The product is built for the kind of builder we ourselves were a year ago — someone with a great idea for a fantasy game, a prediction tracker, a recap widget, an analytics notebook — held up by “there’s no clean way to get the data.” That hold-up shouldn’t exist.
How we built it
Three deliberate choices shaped the product:
Wide on history. Every World Cup since 1930 — 23 tournaments, roughly 2,500 player-rows, full squads with DOB, position, and club affiliation. Cross-checked across FIFA, RSSSF, and Wikipedia, with our own pass for consistency. That depth is genuinely rare in queryable form. Want every defender born in October who played for a North-Hemisphere nation in the 1980s? One request. Sub-200ms response.
Narrow on live. During the 2026 tournament we ingest from cross-checked public sources with a five-minute median lag. That makes us the wrong vendor for live-betting and broadcast graphics, and the right vendor for fantasy games, prediction trackers, recap widgets, and post-match analysis — the use cases that don’t need sub-second latency.

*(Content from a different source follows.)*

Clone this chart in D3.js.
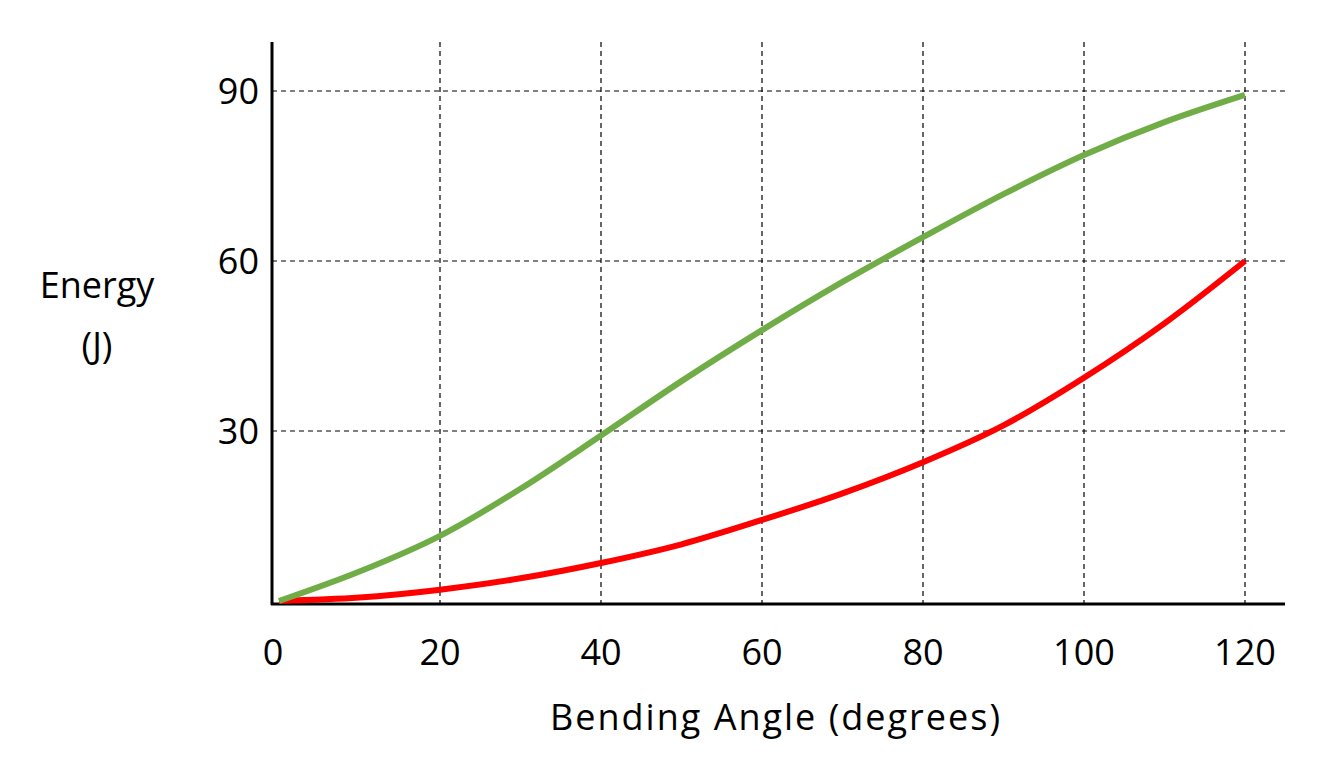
<!DOCTYPE html>
<html><head><meta charset="utf-8">
<script src="https://cdn.jsdelivr.net/npm/d3@7"></script>
<style>body{margin:0;background:#fff}text{font-family:"Open Sans",sans-serif;fill:#000}</style>
</head><body><svg id="c" width="1328" height="772"></svg>
<script>
const angles=[0,10,20,30,40,50,60,70,80,90,100,110,120];
const greenSeries=[0,5.2,11.5,19.8,29.2,38.8,47.8,56.3,64.2,71.8,78.7,84.5,89.3];
const redSeries=[0,0.6,2,4,6.7,10,14.3,19,24.5,31,39.4,49,60];
const xTicks=[0,20,40,60,80,100,120];
const yTicks=[30,60,90];
const svg=d3.select("#c");
const x=d3.scaleLinear().domain([0,120]).range([279,1245]);
const y=d3.scaleLinear().domain([0,90]).range([601,91]);
const g=svg.append("g");
g.selectAll(".vg").data(xTicks.slice(1)).join("line").attr("x1",d=>x(d)).attr("x2",d=>x(d)).attr("y1",42).attr("y2",604).attr("stroke","#000").attr("stroke-width",1.2).attr("stroke-dasharray","5,4");
g.selectAll(".hg").data(yTicks).join("line").attr("x1",272).attr("x2",1285).attr("y1",d=>y(d)).attr("y2",d=>y(d)).attr("stroke","#000").attr("stroke-width",1.2).attr("stroke-dasharray","5,4");
g.append("line").attr("x1",272).attr("x2",272).attr("y1",42).attr("y2",605).attr("stroke","#000").attr("stroke-width",3);
g.append("line").attr("x1",271).attr("x2",1285).attr("y1",604).attr("y2",604).attr("stroke","#000").attr("stroke-width",3);
g.selectAll(".xt").data(xTicks).join("text").attr("x",d=>d===0?273:x(d)).attr("y",665).attr("text-anchor","middle").attr("font-size",36).text(d=>d);
g.selectAll(".yt").data(yTicks).join("text").attr("x",259).attr("y",d=>y(d)+13).attr("text-anchor","end").attr("font-size",36).text(d=>d);
svg.append("text").attr("x",775).attr("y",730).attr("text-anchor","middle").attr("font-size",36).attr("textLength",450).text("Bending Angle (degrees)");
svg.append("text").attr("x",97).attr("y",298).attr("text-anchor","middle").attr("font-size",36).text("Energy");
svg.append("text").attr("x",97).attr("y",358).attr("text-anchor","middle").attr("font-size",36).text("(J)");
const line=d3.line().x((d,i)=>x(angles[i])).y(d=>y(d)).curve(d3.curveCatmullRom);
svg.append("path").attr("d",line(redSeries)).attr("fill","none").attr("stroke","#ff0000").attr("stroke-width",6);
svg.append("path").attr("d",line(greenSeries)).attr("fill","none").attr("stroke","#70ad47").attr("stroke-width",6);
</script></body></html>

Boring tech. Node and Hono on the API side. SQLite for keys and usage tracking. Stripe for billing. Plain HTML for the marketing site. The point of the product is the data and how it’s shaped — not the framework du jour. Boring lets us focus on accuracy.
Where it’s heading
The 2026 cycle is the obvious next leg: full live coverage of the expanded 48-team tournament with the same 5-minute-honest contract on lag. Past that, the same shape of dataset extends naturally to other tournaments — UEFA Euros, Copa América, the Women’s World Cup. We’ll listen to what people actually build before deciding which extends first.
The free tier exists for a reason: the more people who explore the data, the better we understand what’s missing. If something you’d find obviously useful isn’t in the response shape today, that’s a roadmap signal.